Here are all the dead ends I though about and abandoned or just plain mistakes I made - there's at least as much to be learned from this section as the rest:
  • Transistors or relays? (http://www.electronixandmore.com/projects/relaycomputertwo/index.html).  Relays are more physical, and easier to understand how they work, but they run too slow, are unreliable and cost too much (even the cool miniture enclosed relays like these).
  • Bit serial or bit parallel ALU?  For most if this project's life, until about Summer 2016, I assumed bit serial as I'd imagined that the ALU was a major contributor to the transistor count.  Now I've discovered the two transistor XOR and I believe that the six 16 bit registers are going to dominate.  The bit serial ALU would have been pretty to watch the first time, but would have soon become tedious.   Doing everything in parallel will keep the attention span on the flashing lights better
  • Forth or Lisp for the lowest level language?   I went with Forth because it is simpler to implement.
  • Support C?   There are a huge number of choices (see below), none are easy, it took a while to decide not to support C (at least until everything else is running).
  • I'm using Transistor Resistor Logic using bipolar transistors - don't get confused by FET/unipolar designs on the web.
  • Getting a clear understanding of the inner interpreter for Forth took a long item - see the refs on the Forth page for a clear explanation (so many of the explanations on the web aren't clear).
  • I nearly implemented a processor where one register held the address of the memory to be read/written - like the RCA 1802.   The advantage is that memory to CPU is well separated from register to register, the disadvantage is that lots of register shuffling is needed which I expected to be very slow.
  • The Carry function occurs twice, once to compute the Carry Out, Co, from Ci, A and B in the ALU, and also to compute both AND (Ci == 0) and OR (Ci == 1).  The required joint truth table for this function is:
     Ci   A B SUM Co
     0 0 0 0 0
     0 0 1 1 0
     0 1 0 1 0
     0 1 1 2 1
     1 0 0 1 0
     1 0 1 2 1
     1 1 0 2 1
     1 1 1 3 1
    Measuring the Vin/Vout response of my NPN transistors shows that below 0.5V they are off and above 0.7V they are on.   So it was very tempting to wire all three inputs via large resistors to the base of a NPN and wire the base to ground with a smallish resistor.   The idea was that when the sum was 1 the input would be 0.4V and when 2 0.8V so clearly outside of the transition region.   It did work, using 10k as the input resistors and 3.3k from base to ground, however the gap was only 0.56V to 0.69V, the output was inverted and it relies on low impedance sources.  For the sake of a couple of extra transistors I decided it wasn't worth breaking with standard transistor/diode/resistor logic.   The One Transistor Full Adder is an extreme form of this thinking.

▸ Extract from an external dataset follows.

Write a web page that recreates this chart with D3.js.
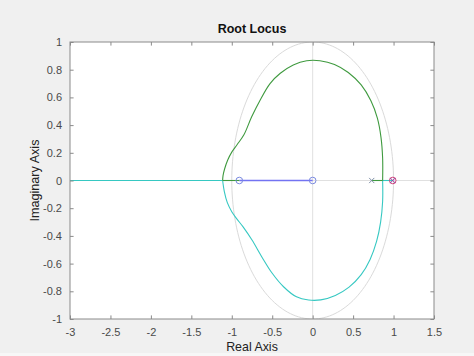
<!DOCTYPE html>
<html><head><meta charset="utf-8">
<script src="https://cdn.jsdelivr.net/npm/d3@7"></script>
<style>html,body{margin:0;padding:0;background:#f0f0f0;}svg{display:block;}</style>
</head><body>
<svg id="c" width="474" height="356"></svg>
<script>
// ---- data ----
const xTicks = [-3,-2.5,-2,-1.5,-1,-0.5,0,0.5,1,1.5];
const yTicks = [-1,-0.8,-0.6,-0.4,-0.2,0,0.2,0.4,0.6,0.8,1];
const xTickLabels = ["-3","-2.5","-2","-1.5","-1","-0.5","0","0.5","1","1.5"];
const yTickLabels = ["-1","-0.8","-0.6","-0.4","-0.2","0","0.2","0.4","0.6","0.8","1"];
// upper complex branch (green): from pole at 0.73, breakaway 0.865, break-in -1.113, ends at zero -0.907
const greenRe = [0.73,0.865,0.865,0.845,0.80,0.72,0.60,0.44,0.27,0.09,-0.074,-0.24,-0.40,-0.527,-0.65,-0.754,-0.850,-0.935,-1.0,-1.05,-1.088,-1.108,-1.113,-0.907];
const greenIm = [0,0,0.16,0.31,0.45,0.575,0.69,0.78,0.838,0.865,0.865,0.834,0.774,0.70,0.58,0.46,0.33,0.258,0.205,0.148,0.085,0.035,0,0];
// lower complex branch (cyan): from pole near 1, breakaway 0.865, break-in -1.113, to -infinity
const cyanRe = [0.99,0.865,0.865,0.84,0.79,0.71,0.60,0.45,0.28,0.10,-0.05,-0.20,-0.36,-0.50,-0.63,-0.75,-0.86,-0.94,-1.0,-1.055,-1.092,-1.113,-3.2];
const cyanIm = [0,0,-0.15,-0.30,-0.44,-0.57,-0.68,-0.77,-0.83,-0.862,-0.863,-0.84,-0.767,-0.67,-0.55,-0.43,-0.335,-0.275,-0.225,-0.16,-0.08,0,0];
// real-axis branch (blue): between zeros
const blueRe = [0, -0.907];
const blueIm = [0, 0];
const zerosRe = [-0.907, 0, 0.99];
const polesRe = [0.73, 0.99];

// ---- layout ----
const L = 70, R = 434, T = 42, B = 319;
const svg = d3.select("#c");
svg.append("rect").attr("x",0).attr("y",0).attr("width",474).attr("height",356).attr("fill","#f0f0f0");
svg.append("rect").attr("x",0).attr("y",353).attr("width",474).attr("height",3).attr("fill","#f7f7f7");
const x = d3.scaleLinear().domain([-3,1.5]).range([L,R]);
const y = d3.scaleLinear().domain([-1,1]).range([B,T]);

svg.append("rect").attr("x",L).attr("y",T).attr("width",R-L).attr("height",B-T).attr("fill","#ffffff");

const defs = svg.append("defs");
defs.append("clipPath").attr("id","clip").append("rect").attr("x",L).attr("y",T).attr("width",R-L).attr("height",B-T);
const g = svg.append("g").attr("clip-path","url(#clip)");

// grid: unit circle and axes
const circ = d3.range(0,361,2).map(a=>[Math.cos(a*Math.PI/180),Math.sin(a*Math.PI/180)]);
const lineXY = d3.line().x(d=>x(d[0])).y(d=>y(d[1]));
g.append("path").attr("d",lineXY(circ)+"Z").attr("fill","none").attr("stroke","#dadada").attr("stroke-width",1);
g.append("line").attr("x1",x(0)).attr("x2",x(0)).attr("y1",T).attr("y2",B).attr("stroke","#e0e0e0");
g.append("line").attr("x1",L).attr("x2",R).attr("y1",y(0)).attr("y2",y(0)).attr("stroke","#e0e0e0");

const curveLine = d3.line().x(d=>x(d[0])).y(d=>y(d[1])).curve(d3.curveCatmullRom.alpha(0.5));
const straight = d3.line().x(d=>x(d[0])).y(d=>y(d[1]));

// blue branch
g.append("path").attr("d",straight(d3.zip(blueRe,blueIm))).attr("fill","none").attr("stroke","#7373f2").attr("stroke-width",1.6);

// cyan branch: real-axis piece, curve, real-axis left piece
const cy = d3.zip(cyanRe,cyanIm);
g.append("path").attr("d",straight(cy.slice(0,2))).attr("fill","none").attr("stroke","#36c8c2").attr("stroke-width",1.1);
g.append("path").attr("d",curveLine(cy.slice(1,cy.length-1))).attr("fill","none").attr("stroke","#36c8c2").attr("stroke-width",1.1);
g.append("path").attr("d",straight(cy.slice(cy.length-2))).attr("fill","none").attr("stroke","#36c8c2").attr("stroke-width",1.1);

// green branch
const gr = d3.zip(greenRe,greenIm);
g.append("path").attr("d",straight(gr.slice(0,2))).attr("fill","none").attr("stroke","#3f9a3f").attr("stroke-width",1.1);
g.append("path").attr("d",curveLine(gr.slice(1,gr.length-1))).attr("fill","none").attr("stroke","#3f9a3f").attr("stroke-width",1.1);
g.append("path").attr("d",straight(gr.slice(gr.length-2))).attr("fill","none").attr("stroke","#3f9a3f").attr("stroke-width",1.1);

// markers
zerosRe.forEach((z,i)=>{
  g.append("circle").attr("cx",x(z)).attr("cy",y(0)).attr("r",3.3)
   .attr("fill","none").attr("stroke", i===2 ? "#d0407a" : "#7a8ae0").attr("stroke-width",1);
});
polesRe.forEach((p,i)=>{
  const s=2.6, cx=x(p), cyy=y(0);
  const col = i===1 ? "#9040a0" : "#8090a8";
  g.append("path").attr("d",`M${cx-s},${cyy-s}L${cx+s},${cyy+s}M${cx-s},${cyy+s}L${cx+s},${cyy-s}`)
   .attr("stroke",col).attr("stroke-width",1).attr("fill","none");
});

// axes box and ticks
const axCol = "#8a8a8a";
svg.append("rect").attr("x",L).attr("y",T).attr("width",R-L).attr("height",B-T).attr("fill","none").attr("stroke",axCol).attr("stroke-width",1);
const tl = 3.6;
const axB = d3.axisBottom(x).tickValues(xTicks).tickFormat((d,i)=>xTickLabels[i]).tickSizeInner(-tl).tickSizeOuter(0).tickPadding(9);
const gB = svg.append("g").attr("transform",`translate(0,${B})`).call(axB);
const axT = d3.axisTop(x).tickValues(xTicks).tickFormat("").tickSizeInner(-tl).tickSizeOuter(0);
const gT = svg.append("g").attr("transform",`translate(0,${T})`).call(axT);
const axL = d3.axisLeft(y).tickValues(yTicks).tickFormat((d,i)=>yTickLabels[i]).tickSizeInner(-tl).tickSizeOuter(0).tickPadding(8);
const gL = svg.append("g").attr("transform",`translate(${L},0)`).call(axL);
const axR = d3.axisRight(y).tickValues(yTicks).tickFormat("").tickSizeInner(-tl).tickSizeOuter(0);
const gR = svg.append("g").attr("transform",`translate(${R},0)`).call(axR);
[gB,gT,gL,gR].forEach(a=>{
  a.select(".domain").remove();
  a.selectAll(".tick line").attr("stroke",axCol);
  a.selectAll("text").attr("fill","#4a4a4a").style("font-family","'Liberation Sans', Arial, sans-serif").style("font-size","11px");
});

// titles
svg.append("text").attr("x",(L+R)/2).attr("y",32.5).attr("text-anchor","middle")
  .style("font-family","'Liberation Sans', Arial, sans-serif").style("font-size","12.5px").style("font-weight","bold").attr("fill","#111")
  .text("Root Locus");
svg.append("text").attr("x",(L+R)/2).attr("y",351).attr("text-anchor","middle")
  .style("font-family","'Liberation Sans', Arial, sans-serif").style("font-size","12.4px").attr("fill","#222")
  .text("Real Axis");
svg.append("text").attr("transform",`translate(38.5,${(T+B)/2}) rotate(-90)`).attr("text-anchor","middle")
  .style("font-family","'Liberation Sans', Arial, sans-serif").style("font-size","12.6px").attr("fill","#222")
  .text("Imaginary Axis");
</script>
</body></html>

  • 14Jan17 - My first memory design failed, it didn't disable writes correctly.   I spent too long in optimising this design thinking it worked whereas I hadn't tested putting a signal in with writes disabled.   The page on the broken design is Memory Cell FAIL.
  • 22Feb17 - The first version of the ALU is at ALU V1 - there's nothing wrong with it, I just wanted something easier to explain.
  • 22Feb17 - My (somewhat jumbled) thought process that led to the diode carry is at Carry Propagation
  • 15May17 - Should read and increment be the inverse of write and decrement?    Until last year this was true and I had true PUSH and POP instructions.   This has the huge advantage that the machine code looks nice and clean.   However, if we have read and increment we then need decrement and write and that means we can no longer overlap the ALU doing a decrement with the memory access (the decrement must finish before the memory access starts).   As a consequence the control logic for read would end up being very different to write and it wouldn't' be efficient.   Doing memory access then inc/dec doesn't look quite as clean, but keeps the ALU and memory unit running at full speed (assuming they both take about the same amount of time) and so is efficient for long runs of PUSH/POP.